Planter malfunction or something else?

Soybean Watch: What looks like an unusual planter skip is actually mole and vole damage.

Walking through the Soybean Watch ’20 field in early August, there was a hole in the canopy about the size of a short pickup truck bed. It stopped right at a row and covered half a dozen or so of six 15-inch rows. It was a bit stop-and-start on the other side. The hole was a head-scratcher. It looked like a planter skip, but all rows didn’t skip.

After looking a bit closer, Steve Gauck came up with the answer. “It’s not a planter skip at all,” says Gauck, regional agronomy manager for Beck’s, Greensburg, Ind. Beck’s sponsors Soybean Watch ’20. “The planter did its job very well. This was caused by moles and/or voles, and maybe even field mice.”

How did they make that pattern? “They typically feed in a circular or oval-shaped area within a field,” Gauck continues. “Look closely and you can still see evidence of their runs right now. I traced out three or four just standing in the open spot.

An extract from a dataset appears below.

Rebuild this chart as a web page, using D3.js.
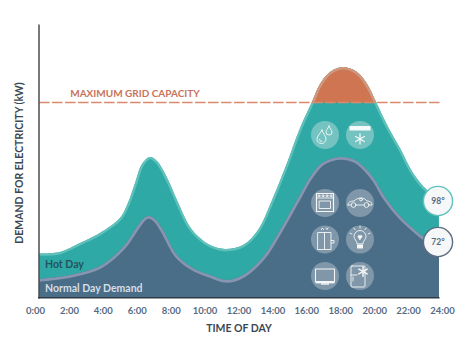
<!DOCTYPE html>
<html><head><meta charset="utf-8">
<script src="https://cdnjs.cloudflare.com/ajax/libs/d3/7.8.5/d3.min.js"></script>
<style>html,body{margin:0;padding:0;background:#fff}svg{display:block}text{font-family:Lato,"Open Sans",sans-serif}</style>
</head><body><svg id="c" width="474" height="355"></svg>
<script>
const tickLabels=["0:00","2:00","4:00","6:00","8:00","10:00","12:00","14:00","16:00","18:00","20:00","22:00","24:00"];
const hotHours=[0.24,1.47,2.65,3.83,5.01,5.48,5.90,6.31,6.78,7.19,7.55,7.96,8.37,9.14,9.73,10.32,11.20,12.27,13.15,13.98,14.86,15.63,16.33,16.81,17.40,18.16,18.99,19.58,20.11,20.82,21.52,22.29,23.12,23.82];
const hotDay=[44,45.5,54.5,64.5,79.5,94.5,114.5,133.5,140.5,136.5,127.5,113.5,97.5,70.5,59.5,52.5,48.5,52.5,67.5,97.5,134.5,169.5,195.5,213.5,225.5,230.5,225.5,213.5,195.5,170.5,149.5,124.5,107.5,100.5];
const normalHours=[0.24,2.06,3.83,5.19,6.01,6.43,6.72,7.08,7.55,8.37,9.32,10.32,11.32,12.27,13.44,14.45,15.45,16.22,16.92,17.99,18.87,19.58,20.05,20.64,21.52,22.41,23.0,23.82];
const normalDay=[18.5,22.5,31.5,50.5,70.5,79.5,81.5,78.5,67.5,42.5,29.5,22.5,17.5,22.5,40.5,67.5,97.5,120.5,134.5,140.5,137.5,127.5,117.5,100.5,81.5,67.5,59.5,54.5];
const gridCapacity=195;
const axisMax=273;
const scenarios=["98°","72°"];
const iconsTop=["drops","ac"];
const iconsBottom=[["oven","car"],["lift","bulb"],["tv","fridge"]];

const svg=d3.select("#c");
const x=d3.scaleLinear().domain([0,24]).range([35,442]);
const y=d3.scaleLinear().domain([0,axisMax]).range([297.5,24.5]);
const C={hot:"#2fa9a6",hotRim:"#5fc1ba",norm:"#4a6d88",rim:"#8795b0",orange:"#cf7551",orangeRim:"#dc9478",dash:"#d98a6c",label:"#c8735a",axis:"#4d4d4d",tick:"#566b82",title:"#3b4854"};
const hot=hotHours.map((h,i)=>({h,v:hotDay[i]})), norm=normalHours.map((h,i)=>({h,v:normalDay[i]}));
const curve=d3.curveCatmullRom.alpha(0.5);
const area=d3.area().x(d=>x(d.h)).y0(y(0)).y1(d=>y(d.v)).curve(curve);
const line=d3.line().x(d=>x(d.h)).y(d=>y(d.v)).curve(curve);
const defs=svg.append("defs");
defs.append("clipPath").attr("id","above").append("rect").attr("x",0).attr("y",0).attr("width",474).attr("height",y(gridCapacity));
defs.append("clipPath").attr("id","hotClip").append("path").attr("d",area(hot));
defs.append("clipPath").attr("id","normClip").append("path").attr("d",area(norm));

svg.append("path").attr("d",area(hot)).attr("fill",C.hot);
const overCap=svg.append("g").attr("clip-path","url(#above)");
overCap.append("path").attr("d",area(hot)).attr("fill",C.orange);
svg.append("g").attr("clip-path","url(#hotClip)").append("path").attr("d",line(hot)).attr("fill","none").attr("stroke",C.hotRim).attr("stroke-width",4.5);
const topRim=svg.append("g").attr("clip-path","url(#above)").append("g").attr("clip-path","url(#hotClip)");
topRim.append("path").attr("d",line(hot)).attr("fill","none").attr("stroke",C.orangeRim).attr("stroke-width",4.5);
svg.append("path").attr("d",area(norm)).attr("fill",C.norm);
svg.append("g").attr("clip-path","url(#normClip)").append("path").attr("d",line(norm)).attr("fill","none").attr("stroke",C.rim).attr("stroke-width",5.5);

svg.append("line").attr("x1",x(0.24)).attr("x2",439.5).attr("y1",y(gridCapacity)).attr("y2",y(gridCapacity)).attr("stroke",C.dash).attr("stroke-width",1.6).attr("stroke-dasharray","10.5 2.5");
svg.append("text").attr("x",135).attr("y",97).attr("text-anchor","middle").attr("font-size",10).attr("font-weight",700).attr("fill",C.label).text("MAXIMUM GRID CAPACITY");

svg.append("line").attr("x1",39).attr("x2",39).attr("y1",y(axisMax)).attr("y2",y(0)+1).attr("stroke",C.axis).attr("stroke-width",1.5);
svg.append("line").attr("x1",38).attr("x2",439.5).attr("y1",y(0)+0.3).attr("y2",y(0)+0.3).attr("stroke","#2e3a45").attr("stroke-width",1.4);

const tg=svg.append("g").attr("class","xaxis");
tg.call(d3.axisBottom(x).tickValues(d3.range(0,25,2)).tickFormat((d,i)=>tickLabels[i]).tickSize(0));
tg.select(".domain").remove();
tg.selectAll("text").attr("font-size",9.5).attr("font-weight",700).attr("fill",C.tick).attr("font-family","Lato,sans-serif").attr("dy",0).attr("y",314);

svg.append("text").attr("x",239).attr("y",332).attr("text-anchor","middle").attr("font-size",10.5).attr("font-weight",700).attr("fill",C.title).text("TIME OF DAY");
svg.append("text").attr("transform","translate(23,163) rotate(-90)").attr("text-anchor","middle").attr("font-size",10.5).attr("font-weight",700).attr("fill",C.title).text("DEMAND FOR ELECTRICITY (kW)");
svg.append("text").attr("x",45).attr("y",268).attr("font-size",10.5).attr("font-weight",700).attr("fill","#23545f").text("Hot Day");
svg.append("text").attr("x",45).attr("y",292).attr("font-size",10.5).attr("font-weight",700).attr("fill","#d6dee6").text("Normal Day Demand");

function flake(s,cx,cy,r,w){d3.range(3).forEach(i=>{const a=Math.PI/2+i*Math.PI/3;s.append("line").attr("x1",cx-r*Math.cos(a)).attr("y1",cy-r*Math.sin(a)).attr("x2",cx+r*Math.cos(a)).attr("y2",cy+r*Math.sin(a)).attr("stroke-width",w);});}
function icon(g,k){
 const s=g.append("g").attr("fill","none").attr("stroke","#fff").attr("stroke-width",0.9).attr("stroke-linecap","round").attr("stroke-linejoin","round").attr("opacity",0.92);
 if(k==="drops"){s.append("path").attr("d","M-3,-5 C-5,-1 -8,1 -8,4 A4.5,4.5 0 0 0 1,4 C1,1 -2,-1 -3,-5Z");s.append("path").attr("d","M4,-9 C3,-6 1,-5 1,-3 A3,3 0 0 0 7,-3 C7,-5 5,-6 4,-9Z");s.append("path").attr("d","M-5.5,4.5 A2,2 0 0 0 -3.5,6.5");}
 if(k==="ac"){s.append("rect").attr("x",-10.5).attr("y",-9).attr("width",21).attr("height",4.5).attr("fill","#fff").attr("stroke","none");flake(s,0,4,5,1.3);}
 if(k==="oven"){s.append("rect").attr("x",-8.5).attr("y",-9.5).attr("width",17).attr("height",18).attr("stroke-width",1.2);s.append("line").attr("x1",-8.5).attr("x2",8.5).attr("y1",-5).attr("y2",-5);s.append("rect").attr("x",-5.5).attr("y",-2).attr("width",11).attr("height",7.5);d3.range(4).forEach(i=>s.append("circle").attr("cx",-6+i*4).attr("cy",-7.2).attr("r",1));}
 if(k==="car"){s.append("path").attr("d","M-12,2 C-12,-1 -9,-2 -6,-2 C-2,-6 4,-6 7,-2 C10,-2 12,-0.5 12,2 L9,2 M4,2 L-4,2 M-9,2 L-12,2");s.append("circle").attr("cx",-6.5).attr("cy",2).attr("r",2.4);s.append("circle").attr("cx",6.5).attr("cy",2).attr("r",2.4);s.append("circle").attr("cx",1).attr("cy",-3.5).attr("r",1.4);}
 if(k==="lift"){s.append("rect").attr("x",-7).attr("y",-7).attr("width",13).attr("height",17);s.append("line").attr("x1",-0.5).attr("x2",-0.5).attr("y1",-7).attr("y2",10);s.append("path").attr("d","M-3.5,-10 L-2.5,-11.5 L-1.5,-10 M1,-11.5 L2,-10 L3,-11.5");s.append("path").attr("d","M6,1 L9,1 L9,3.5 L6,3.5");}
 if(k==="bulb"){s.append("path").attr("d","M-3,4 C-3,1 -6,0 -6,-3 A6,6 0 0 1 6,-3 C6,0 3,1 3,4Z");s.append("rect").attr("x",-3).attr("y",5).attr("width",6).attr("height",4).attr("fill","#fff").attr("stroke","none");s.append("path").attr("d","M-2,-3 A1,1 0 0 1 0,-3 A1,1 0 0 1 2,-3 L0,0Z").attr("fill","#fff");d3.range(5).forEach(i=>{const a=Math.PI*(1.1+i*0.2);s.append("line").attr("x1",8.5*Math.cos(a)).attr("y1",-3+8.5*Math.sin(a)).attr("x2",10.5*Math.cos(a)).attr("y2",-3+10.5*Math.sin(a));});}
 if(k==="tv"){s.append("rect").attr("x",-9.5).attr("y",-7).attr("width",19).attr("height",12.5).attr("stroke-width",1.1);s.append("rect").attr("x",-9.5).attr("y",5).attr("width",19).attr("height",2.4).attr("fill","#fff").attr("stroke","none");s.append("rect").attr("x",-4).attr("y",7).attr("width",8).attr("height",2).attr("fill","#fff").attr("stroke","none").attr("opacity",.7);}
 if(k==="fridge"){s.append("rect").attr("x",-9).attr("y",-10).attr("width",14).attr("height",21).attr("rx",1);s.append("line").attr("x1",-9).attr("x2",-3).attr("y1",-1).attr("y2",-1);s.append("line").attr("x1",-7).attr("x2",-7).attr("y1",1).attr("y2",5);flake(s,3,-4.5,4.8,1.5);}
}
function place(k,cx,cy,fill){const g=svg.append("g").attr("transform",`translate(${cx},${cy})`);g.append("circle").attr("r",14).attr("fill",fill);icon(g,k);}
iconsTop.forEach((k,i)=>place(k,325+35*i,135,"#74c3c1"));
iconsBottom.forEach((row,r)=>row.forEach((k,i)=>place(k,325+35*i,203+36.5*r,"#7f97a8")));

[[scenarios[0],438,201,"#5fc2bc"],[scenarios[1],438,242,"#5d6d80"]].forEach(([t,cx,cy,st])=>{
 svg.append("circle").attr("cx",cx).attr("cy",cy).attr("r",14.6).attr("fill","#f6f7f8").attr("stroke",st).attr("stroke-width",1.4);
 svg.append("text").attr("x",cx).attr("y",cy+3).attr("text-anchor","middle").attr("font-size",8.5).attr("font-weight",700).attr("fill","#566b82").text(t);
});
</script></body></html>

“When soybeans were very small, they fed on them and kept feeding until the plants died. There aren’t even many weeds here. It’s good weed control from herbicides, but these critters also feed on weeds, especially once they don’t have young soybeans to feed on.”

Monitor damage

Mole and vole feeding is a problem committed no-tillers are dealing with today, Gauck says. The Soybean Watch ’20 field was no-tilled in 15-inch rows into heavy corn residue left behind by a 250-bushel-per-acre crop in 2019. These tiny critters tend to be more of a problem when there is residue on the surface.

“Right now, there is no good control method available for them,” Gauck says. There is a bait, but it is expensive and requires careful handling.

Gauck suggests noting where these spots are within fields as you harvest and monitoring them in the future. He quips that you could mark them with GPS and then come back and make the area attractive to owls or other birds that feed on moles and voles after harvest. That’s likely not a practical solution if you have lots of acres and several spots with damage.

Other wildlife also cause damage in both soybeans and corn, Gauck notes. Raccoons and deer can impact yield on acres near woods, especially with corn. Groundhogs like to feed on young soybeans. These larger pests don’t care what type of tillage was used. When plants are tender or corn ears are in the roasting stage, they will help themselves. The damage can add up, he says.

“The take-home message here in the Soybean Watch ’20 field is that you want to determine for sure what caused stand loss if you run across it at harvest,” Gauck emphasizes. “Do some investigating. Don’t just assume it was a planter mistake and that no seed was planted. You may find, as in this case, that there are other factors at work which can affect soybean stands. Whether it’s widespread enough to cause concern on a whole-field basis is something you will need to determine for yourself.”